Smith served on the review committee that selected mechanical engineering Professor Pankaj Mallick as the Stirton Professor from 2007 to 2012.
“I remember thinking, ‘Wow look at all of these people who have been nominated,’” he said. “They’re all fantastic. And I thought, ‘Maybe some day I would have a record that stood up with these people.’ But I never dreamed that I would be the next recipient. It remains a little surprising and hard to believe.”
The University’s Board of Regents approved Smith’s appointment at its July meeting. The professorship was established in 1977 to honor Stirton, who was the first director of the Dearborn Center, “as a tribute to a distinguished educator and administrator who was an inspiration to students and faculty while at UM-Dearborn.”
Smith’s appointment takes effect on September 1 and runs through Aug. 31, 2017.
“Professor Smith epitomizes the teacher-scholar our campus values,” according to the Stirton Review Committee. “He is an outstanding scholar whose research informs his teaching and he engages his students in ways that lead to extraordinary accomplishments. He is a tireless and generous community citizen, whether the community he serves is his department, college, campus, region or profession.”
The Stirton Professorship adds to Smith’s already-impressive resume. His passion for teaching and Victorian literature also earned him a nomination for this year’s Michigan Professor of the Year award. Smith didn’t win the award, but he certainly distinguished himself among the state’s top professors.
He credits his teaching philosophy for his success.
“I think my forte has been the way in which I involve students in research and the creation of knowledge,” he said. “My pedagogy is that, wherever possible, I try to incorporate significant research projects that are published in some form. I think there’s good evidence to show that when students feel they’re writing for an audience besides their professor, that they become more invested in what they’re doing.”

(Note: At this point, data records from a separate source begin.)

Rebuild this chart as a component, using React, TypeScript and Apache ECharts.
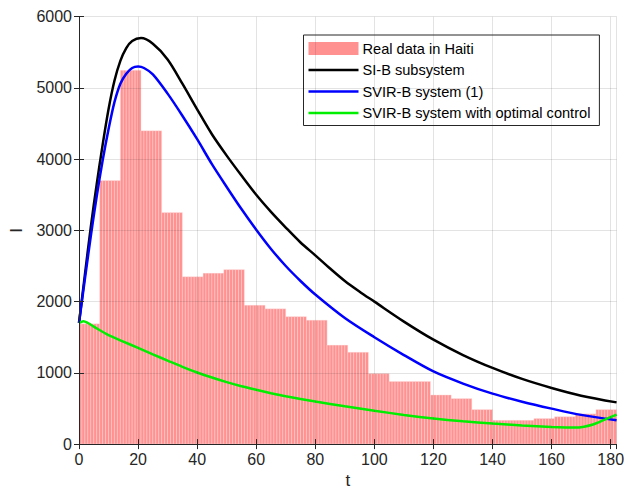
import React, { useEffect, useRef } from "react";
import * as echarts from "echarts";

const weeklyCases = [1690, 3700, 5250, 4400, 3250, 2350, 2400, 2450, 1950, 1900, 1790, 1740, 1390, 1290, 990, 880, 880, 690, 640, 485, 335, 335, 360, 385, 425, 485];

const tBlack = [0, 2, 4, 6, 8, 10, 12, 14, 16, 18, 21, 25, 30, 35, 40, 45, 50, 55, 60, 65, 70, 75, 80, 85, 90, 95, 100, 110, 120, 130, 140, 150, 160, 170, 182];
const black = [1700, 2380, 3050, 3650, 4200, 4700, 5100, 5380, 5560, 5660, 5700, 5620, 5400, 5060, 4700, 4350, 4050, 3770, 3500, 3260, 3040, 2830, 2650, 2465, 2290, 2140, 2000, 1720, 1466, 1250, 1069, 915, 788, 680, 586];

const tBlue = [0, 2, 4, 6, 8, 10, 12, 14, 16, 18, 20, 22, 25, 30, 35, 40, 45, 50, 55, 60, 65, 70, 75, 80, 90, 100, 110, 120, 130, 140, 150, 160, 170, 182];
const blue = [1700, 2320, 2920, 3480, 3980, 4420, 4800, 5060, 5200, 5280, 5300, 5280, 5190, 4920, 4610, 4280, 3930, 3610, 3300, 3010, 2740, 2500, 2290, 2100, 1770, 1500, 1250, 1020, 850, 708, 595, 498, 410, 334];

const tGreen = [0, 1.5, 3, 5, 10, 15, 20, 25, 30, 35, 40, 45, 50, 55, 60, 65, 70, 80, 90, 100, 110, 120, 130, 140, 150, 160, 165, 168, 171, 174, 178, 182];
const green = [1700, 1725, 1700, 1650, 1530, 1440, 1350, 1260, 1172, 1085, 1005, 935, 870, 812, 762, 715, 672, 598, 530, 468, 410, 360, 320, 288, 262, 241, 234, 232, 245, 275, 344, 414];

const seriesNames = ["Real data in Haiti", "SI-B subsystem", "SVIR-B system (1)", "SVIR-B system with optimal control"];

const FONT = "'Liberation Sans', Arial, Helvetica, sans-serif";
const AXIS_COLOR = "#262626";
const LINE_ICON = "path://M0,0 H50 V2.6 H0 Z";

export default function App() {
  const ref = useRef<HTMLDivElement>(null);
  useEffect(() => {
    if (!ref.current) return;
    const chart = echarts.init(ref.current, undefined, { renderer: "svg" });
    const daily: number[][] = [];
    for (let d = 0; d < weeklyCases.length * 7; d++) {
      daily.push([d, weeklyCases[Math.floor(d / 7)]]);
    }
    const pair = (ts: number[], vs: number[]) => ts.map((t, i) => [t, vs[i]]);
    const barFill = "rgba(255,0,0,0.43)";
    const option: any = {
      animation: false,
      textStyle: { fontFamily: FONT },
      grid: { left: 75.7, top: 16.7, right: 9.3, bottom: 49.5, containLabel: false },
      legend: {
        orient: "vertical",
        left: 303.5,
        top: 35,
        padding: [6, 9, 5, 5],
        itemWidth: 50,
        itemHeight: 13,
        itemGap: 6.5,
        backgroundColor: "#fff",
        borderColor: AXIS_COLOR,
        borderWidth: 1,
        textStyle: { fontSize: 14.6, lineHeight: 14, color: "#000", fontFamily: FONT, padding: [0, 0, 0, -1] },
        data: [
          { name: seriesNames[0], icon: "rect", itemStyle: { color: barFill } },
          { name: seriesNames[1], icon: LINE_ICON },
          { name: seriesNames[2], icon: LINE_ICON },
          { name: seriesNames[3], icon: LINE_ICON },
        ],
      },
      xAxis: [
        {
          type: "value",
          min: 0,
          max: 182,
          interval: 20,
          z: 10,
          name: "t",
          nameLocation: "middle",
          nameGap: 24,
          nameTextStyle: { fontSize: 17, color: AXIS_COLOR, fontFamily: FONT },
          axisLine: { show: true, lineStyle: { color: AXIS_COLOR, width: 1 } },
          axisTick: { show: true, inside: true, length: 5, lineStyle: { color: AXIS_COLOR } },
          axisLabel: { fontSize: 16, color: AXIS_COLOR, margin: 7, fontFamily: FONT, showMaxLabel: false },
          splitLine: { show: true, lineStyle: { color: "rgba(38,38,38,0.13)", width: 1 } },
        },
        {
          type: "value",
          position: "top",
          min: 0,
          max: 182,
          interval: 20,
          z: 10,
          axisLine: { show: true, lineStyle: { color: AXIS_COLOR, width: 1 } },
          axisTick: { show: true, inside: true, length: 5, lineStyle: { color: AXIS_COLOR } },
          axisLabel: { show: false },
          splitLine: { show: false },
        },
      ],
      yAxis: [
        {
          type: "value",
          min: 0,
          max: 6000,
          interval: 1000,
          z: 10,
          name: "I",
          nameLocation: "middle",
          nameGap: 54,
          nameRotate: 90,
          nameTextStyle: { fontSize: 17, color: AXIS_COLOR, fontFamily: FONT },
          axisLine: { show: true, lineStyle: { color: AXIS_COLOR, width: 1 } },
          axisTick: { show: true, inside: true, length: 5, lineStyle: { color: AXIS_COLOR } },
          axisLabel: { fontSize: 16, color: AXIS_COLOR, margin: 7, fontFamily: FONT, formatter: (v: number) => String(v) },
          splitLine: { show: true, lineStyle: { color: "rgba(38,38,38,0.13)", width: 1 } },
        },
        {
          type: "value",
          position: "right",
          min: 0,
          max: 6000,
          interval: 1000,
          z: 10,
          axisLine: { show: true, lineStyle: { color: AXIS_COLOR, width: 1 } },
          axisTick: { show: true, inside: true, length: 5, lineStyle: { color: AXIS_COLOR } },
          axisLabel: { show: false },
          splitLine: { show: false },
        },
      ],
      series: [
        {
          name: seriesNames[0],
          type: "custom",
          xAxisIndex: 0,
          yAxisIndex: 0,
          clip: true,
          encode: { x: 0, y: 1 },
          itemStyle: { color: barFill },
          data: daily,
          renderItem: (params: any, api: any) => {
            const t = api.value(0);
            const v = api.value(1);
            const p0 = api.coord([t, v]);
            const p1 = api.coord([t + 1, 0]);
            return {
              type: "rect",
              shape: { x: p0[0], y: p0[1], width: p1[0] - p0[0], height: p1[1] - p0[1] },
              style: { fill: barFill, stroke: "rgba(255,235,235,0.75)", lineWidth: 0.5 },
            };
          },
        },
        {
          name: seriesNames[1],
          type: "line",
          data: pair(tBlack, black),
          symbol: "none",
          smooth: 0.3,
          z: 3,
          itemStyle: { color: "#000000" },
          lineStyle: { color: "#000000", width: 2.5 },
        },
        {
          name: seriesNames[2],
          type: "line",
          data: pair(tBlue, blue),
          symbol: "none",
          smooth: 0.3,
          z: 4,
          itemStyle: { color: "#0000ff" },
          lineStyle: { color: "#0000ff", width: 2.5 },
        },
        {
          name: seriesNames[3],
          type: "line",
          data: pair(tGreen, green),
          symbol: "none",
          smooth: 0.3,
          z: 5,
          itemStyle: { color: "#00ee00" },
          lineStyle: { color: "#00ee00", width: 2.5 },
        },
      ],
    };
    chart.setOption(option);
    return () => chart.dispose();
  }, []);
  return (
    <div
      ref={ref}
      style={{ position: "fixed", left: 0, top: 0, width: 627, height: 494, background: "#fff" }}
    />
  );
}
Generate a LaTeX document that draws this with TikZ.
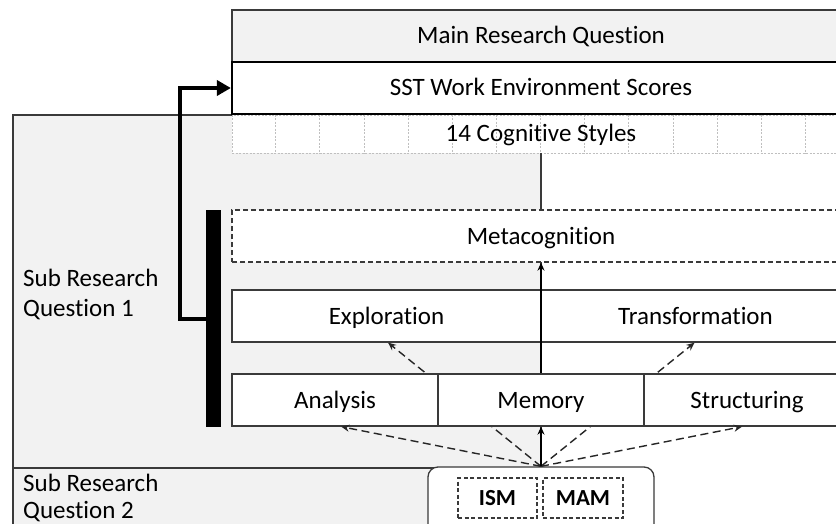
\documentclass[tikz,border=0pt]{standalone}
\usepackage{fontspec}
\setmainfont{Carlito}[Ligatures=NoCommon]
\usetikzlibrary{arrows.meta,calc}
\definecolor{lgray}{HTML}{F2F2F2}
\definecolor{edge}{HTML}{3A3A3A}
\definecolor{dotc}{HTML}{BFBFBF}
\pgfdeclarelayer{bg}
\pgfdeclarelayer{behind}
\pgfsetlayers{bg,behind,main}
\begin{document}
\begin{tikzpicture}[x=1pt,y=-1pt,
  bigfont/.style={font=\fontsize{25}{30}\selectfont},
  lbl/.style={bigfont, inner sep=0pt, anchor=base west},
  region/.style={draw=edge, line width=1.2pt, fill=lgray, inner sep=0pt},
  box/.style={draw=edge, line width=1.3pt, fill=white, inner sep=0pt, minimum height=52pt, text height=16pt, text depth=0pt, bigfont},
  dbox/.style={box, dash pattern=on 5pt off 3pt},
  smallbox/.style={draw=edge, line width=1.2pt, dash pattern=on 4pt off 2.5pt, inner sep=0pt, minimum height=40pt, text height=15pt, text depth=0pt, font=\fontsize{23}{28}\selectfont\bfseries},
  dotline/.style={draw=dotc, line width=0.8pt, dash pattern=on 2pt off 1.5pt},
  darr/.style={draw=black!85, line width=1.4pt, dash pattern=on 8pt off 4.5pt, -{Stealth[length=8pt,width=7pt]}},
  sarr/.style={draw=black, line width=1.2pt, -{Stealth[length=8pt,width=7pt]}},
  thickarr/.style={draw=black, line width=4pt, line join=miter, -{Triangle[length=14pt,width=15pt]}}
]
\useasboundingbox (0,0) rectangle (836,524);
\clip (0,0) rectangle (836,524);

% regions
\begin{pgfonlayer}{bg}
\node[region, minimum width=528pt, minimum height=353pt] (sub1) at (277,291.5) {};
\node[region, minimum width=528pt, minimum height=72pt] (sub2) at (277,504) {};
\end{pgfonlayer}

\node[lbl] (s1a) at (23,286) {Sub Research};
\node[lbl] (s1b) at (23,316) {Question 1};
\node[lbl] (s2a) at (23,491) {Sub Research};
\node[lbl] (s2b) at (23,518) {Question 2};

% top boxes
\node[box, fill=lgray, minimum width=618pt] (main) at (541,36) {Main Research Question};
\node[box, draw=black, line width=2.2pt, minimum width=618pt] (sst) at (541,88) {SST Work Environment Scores};
\node[dotline, fill=white, inner sep=0pt, minimum width=618pt, minimum height=38pt] (cog) at (541,134) {};
\foreach \i in {1,...,13}
  \draw[dotline] ($(cog.north west)+(\i*44.143,0)$) -- ($(cog.south west)+(\i*44.143,0)$);
\node[bigfont, inner sep=0pt, text height=16pt, text depth=0pt] (cogt) at (cog.center) {14 Cognitive Styles};

% metacognition and style boxes
\node[dbox, minimum width=618pt] (meta) at (541,236) {Metacognition};
\node[box, minimum width=309pt] (expl) at (386.5,316) {Exploration};
\node[box, minimum width=309pt] (trans) at (695.5,316) {Transformation};
\node[box, minimum width=206pt] (ana) at (335,400) {Analysis};
\node[box, minimum width=206pt] (mem) at (541,400) {Memory};
\node[box, minimum width=206pt] (struc) at (747,400) {Structuring};

% source box
\node[draw=edge, line width=1.3pt, fill=white, rounded corners=10pt, inner sep=0pt, minimum width=226pt, minimum height=73pt] (src) at (541,503.5) {};
\node[smallbox, minimum width=79pt] (ism) at (497.5,498) {ISM};
\node[smallbox, minimum width=80pt] (mam) at (583,498) {MAM};

% black bar
\node[fill=black, inner sep=0pt, minimum width=15pt, minimum height=217pt] (bar) at (213.5,318.5) {};

% connectors
\draw[edge, line width=1.2pt] (cog.south) -- (meta.north);
\begin{pgfonlayer}{behind}
\draw[darr] (src.north) -- ($(expl.south west)!0.505!(expl.south east)$);
\draw[darr] (src.north) -- ($(trans.south west)!0.497!(trans.south east)$);
\end{pgfonlayer}
\draw[darr] (src.north) -- ($(ana.south west)!0.53!(ana.south east)$);
\draw[darr] (src.north) -- ($(struc.south west)!0.476!(struc.south east)$);
\draw[sarr] (src.north) -- (mem.south);
\draw[sarr] (mem.north) -- (meta.south);
\draw[thickarr] (bar.west) -- ++(-26,0) |- (sst.west);
\end{tikzpicture}
\end{document}
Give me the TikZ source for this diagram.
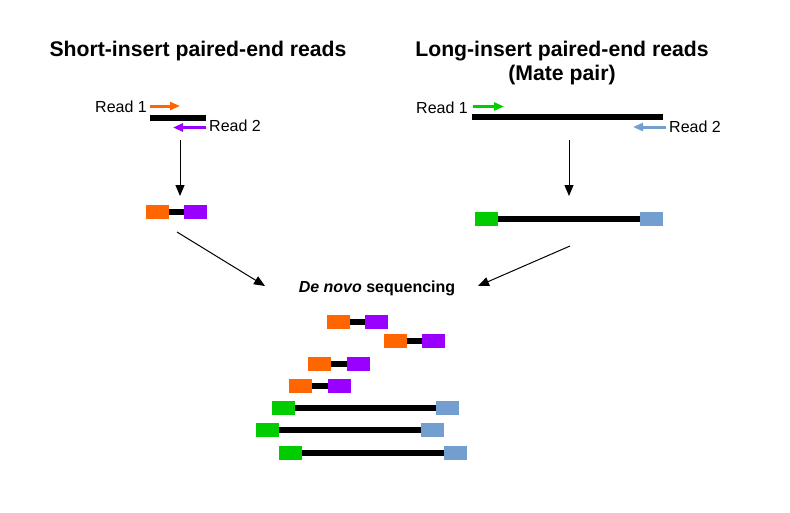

The professorship recognizes faculty research, which Smith knows a thing or two about. He is the author of two books, and co-editor of a third, that address the intersections of literature and science. Smith also has published 18 refereed journal articles and a spate of critical review essays.
Smith is well known for his ability to bring together historical literary scholarship regarding science in the Victorian period. His research efforts were recognized in 2008 when UM-Dearborn honored Smith with the Distinguished Faculty Research Award.
Aside from his research and accolades, Smith also garners a great deal of respect from his colleagues, including College of Arts, Sciences, and Letters Dean Jerold Hale.
“Jonathan is the perfect choice for the Stirton Professorship,” Hale said. “His professional life is a model of balance that includes internationally recognized scholarship, teaching focused on student engagement with literature and learning, and significant service to UM-Dearborn.”